Material for the task:
= = =

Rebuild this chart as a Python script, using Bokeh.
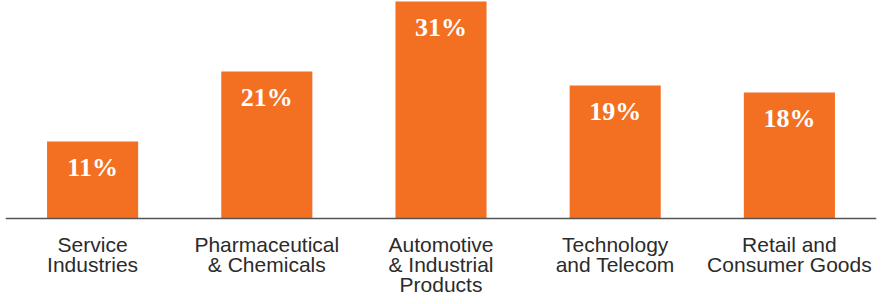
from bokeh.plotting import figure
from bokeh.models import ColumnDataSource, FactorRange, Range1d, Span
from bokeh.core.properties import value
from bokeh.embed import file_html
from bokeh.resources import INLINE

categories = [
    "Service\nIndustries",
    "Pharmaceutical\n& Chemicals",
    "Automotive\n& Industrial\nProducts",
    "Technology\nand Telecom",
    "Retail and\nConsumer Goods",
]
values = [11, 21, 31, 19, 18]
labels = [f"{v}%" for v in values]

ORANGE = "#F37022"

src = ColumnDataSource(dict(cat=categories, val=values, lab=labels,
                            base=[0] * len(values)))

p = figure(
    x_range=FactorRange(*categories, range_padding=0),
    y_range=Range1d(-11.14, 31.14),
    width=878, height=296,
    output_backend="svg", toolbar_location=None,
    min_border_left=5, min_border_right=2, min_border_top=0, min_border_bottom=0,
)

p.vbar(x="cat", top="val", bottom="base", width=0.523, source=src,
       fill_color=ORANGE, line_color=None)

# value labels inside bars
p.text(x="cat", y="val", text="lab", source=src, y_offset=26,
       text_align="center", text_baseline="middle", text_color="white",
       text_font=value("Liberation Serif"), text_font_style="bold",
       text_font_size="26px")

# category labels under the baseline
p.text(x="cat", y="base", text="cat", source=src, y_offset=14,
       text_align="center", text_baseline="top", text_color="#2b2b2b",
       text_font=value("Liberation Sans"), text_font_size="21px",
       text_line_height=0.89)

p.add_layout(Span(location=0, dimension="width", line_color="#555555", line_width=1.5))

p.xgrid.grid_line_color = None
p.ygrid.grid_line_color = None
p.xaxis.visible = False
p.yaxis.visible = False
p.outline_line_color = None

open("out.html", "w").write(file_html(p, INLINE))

= = =

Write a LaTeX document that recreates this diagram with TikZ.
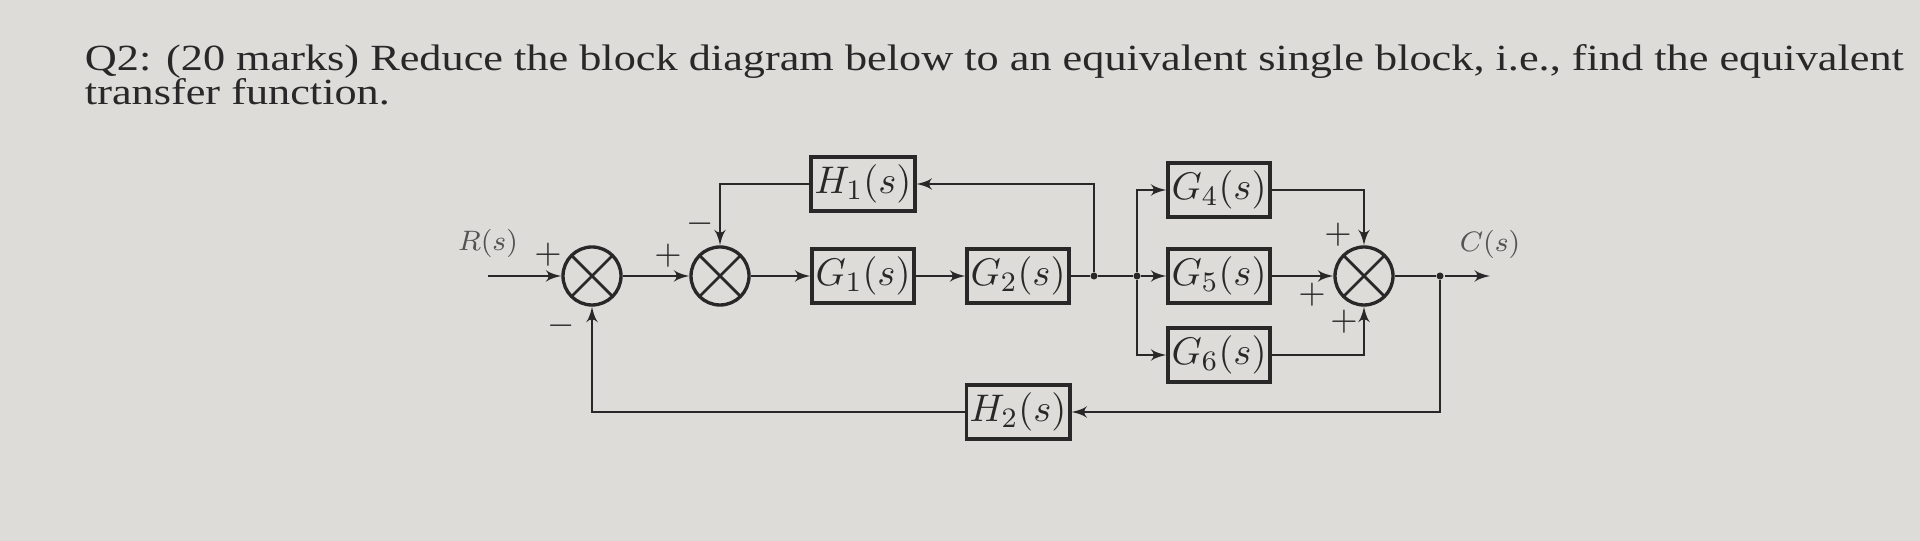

= = =

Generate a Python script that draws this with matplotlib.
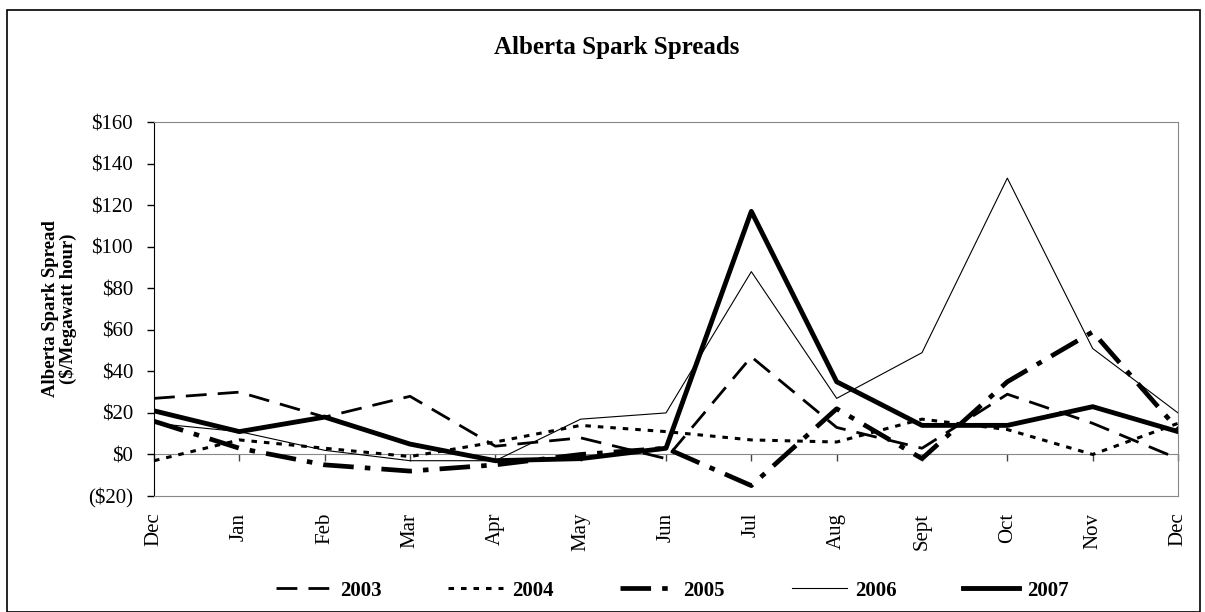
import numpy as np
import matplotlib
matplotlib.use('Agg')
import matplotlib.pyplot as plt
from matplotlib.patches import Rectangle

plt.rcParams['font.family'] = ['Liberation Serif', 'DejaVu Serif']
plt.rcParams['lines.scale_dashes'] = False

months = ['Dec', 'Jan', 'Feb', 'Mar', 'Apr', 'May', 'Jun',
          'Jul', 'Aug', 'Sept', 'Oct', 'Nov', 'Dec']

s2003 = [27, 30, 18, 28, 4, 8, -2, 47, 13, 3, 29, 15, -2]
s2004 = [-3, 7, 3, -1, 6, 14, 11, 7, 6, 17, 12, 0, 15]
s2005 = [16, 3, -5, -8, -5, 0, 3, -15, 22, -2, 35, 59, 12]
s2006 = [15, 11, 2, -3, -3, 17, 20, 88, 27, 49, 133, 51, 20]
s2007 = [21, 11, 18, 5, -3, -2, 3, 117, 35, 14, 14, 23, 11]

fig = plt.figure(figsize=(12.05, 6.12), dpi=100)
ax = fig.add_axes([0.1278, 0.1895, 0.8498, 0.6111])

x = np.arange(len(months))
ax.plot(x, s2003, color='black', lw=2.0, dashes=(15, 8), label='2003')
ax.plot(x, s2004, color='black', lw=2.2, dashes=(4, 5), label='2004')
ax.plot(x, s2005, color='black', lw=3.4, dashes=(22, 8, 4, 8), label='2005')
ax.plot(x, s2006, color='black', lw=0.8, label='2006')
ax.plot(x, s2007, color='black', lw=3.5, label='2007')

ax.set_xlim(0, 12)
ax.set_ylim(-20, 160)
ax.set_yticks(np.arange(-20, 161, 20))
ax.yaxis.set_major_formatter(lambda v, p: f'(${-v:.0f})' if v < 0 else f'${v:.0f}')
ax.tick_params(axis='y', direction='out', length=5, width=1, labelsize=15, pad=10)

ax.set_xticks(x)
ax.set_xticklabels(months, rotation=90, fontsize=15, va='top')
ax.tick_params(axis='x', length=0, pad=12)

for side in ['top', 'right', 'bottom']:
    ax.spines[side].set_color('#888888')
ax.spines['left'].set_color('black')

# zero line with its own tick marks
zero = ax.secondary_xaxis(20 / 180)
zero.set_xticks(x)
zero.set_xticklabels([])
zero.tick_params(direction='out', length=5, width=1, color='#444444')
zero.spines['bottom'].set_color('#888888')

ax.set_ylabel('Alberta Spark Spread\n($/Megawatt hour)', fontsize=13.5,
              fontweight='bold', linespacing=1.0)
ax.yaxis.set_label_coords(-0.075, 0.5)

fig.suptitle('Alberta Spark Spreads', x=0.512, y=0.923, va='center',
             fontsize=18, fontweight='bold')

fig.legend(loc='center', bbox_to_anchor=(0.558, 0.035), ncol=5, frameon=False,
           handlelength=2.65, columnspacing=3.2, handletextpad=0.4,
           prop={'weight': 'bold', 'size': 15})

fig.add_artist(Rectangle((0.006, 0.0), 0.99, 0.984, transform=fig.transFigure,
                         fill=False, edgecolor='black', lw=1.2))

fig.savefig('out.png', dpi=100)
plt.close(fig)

= = =

Task directions:
Up in the listing, locate the line with "Generate a Python"; print it and every line after it down to the line with "ax = fig.add_axes([0.1278, 0.1895, 0.8498, 0.6111])", which is included too. Skip the pictures.

The completed task:
Generate a Python script that draws this with matplotlib.
import numpy as np
import matplotlib
matplotlib.use('Agg')
import matplotlib.pyplot as plt
from matplotlib.patches import Rectangle

plt.rcParams['font.family'] = ['Liberation Serif', 'DejaVu Serif']
plt.rcParams['lines.scale_dashes'] = False

months = ['Dec', 'Jan', 'Feb', 'Mar', 'Apr', 'May', 'Jun',
          'Jul', 'Aug', 'Sept', 'Oct', 'Nov', 'Dec']

s2003 = [27, 30, 18, 28, 4, 8, -2, 47, 13, 3, 29, 15, -2]
s2004 = [-3, 7, 3, -1, 6, 14, 11, 7, 6, 17, 12, 0, 15]
s2005 = [16, 3, -5, -8, -5, 0, 3, -15, 22, -2, 35, 59, 12]
s2006 = [15, 11, 2, -3, -3, 17, 20, 88, 27, 49, 133, 51, 20]
s2007 = [21, 11, 18, 5, -3, -2, 3, 117, 35, 14, 14, 23, 11]

fig = plt.figure(figsize=(12.05, 6.12), dpi=100)
ax = fig.add_axes([0.1278, 0.1895, 0.8498, 0.6111])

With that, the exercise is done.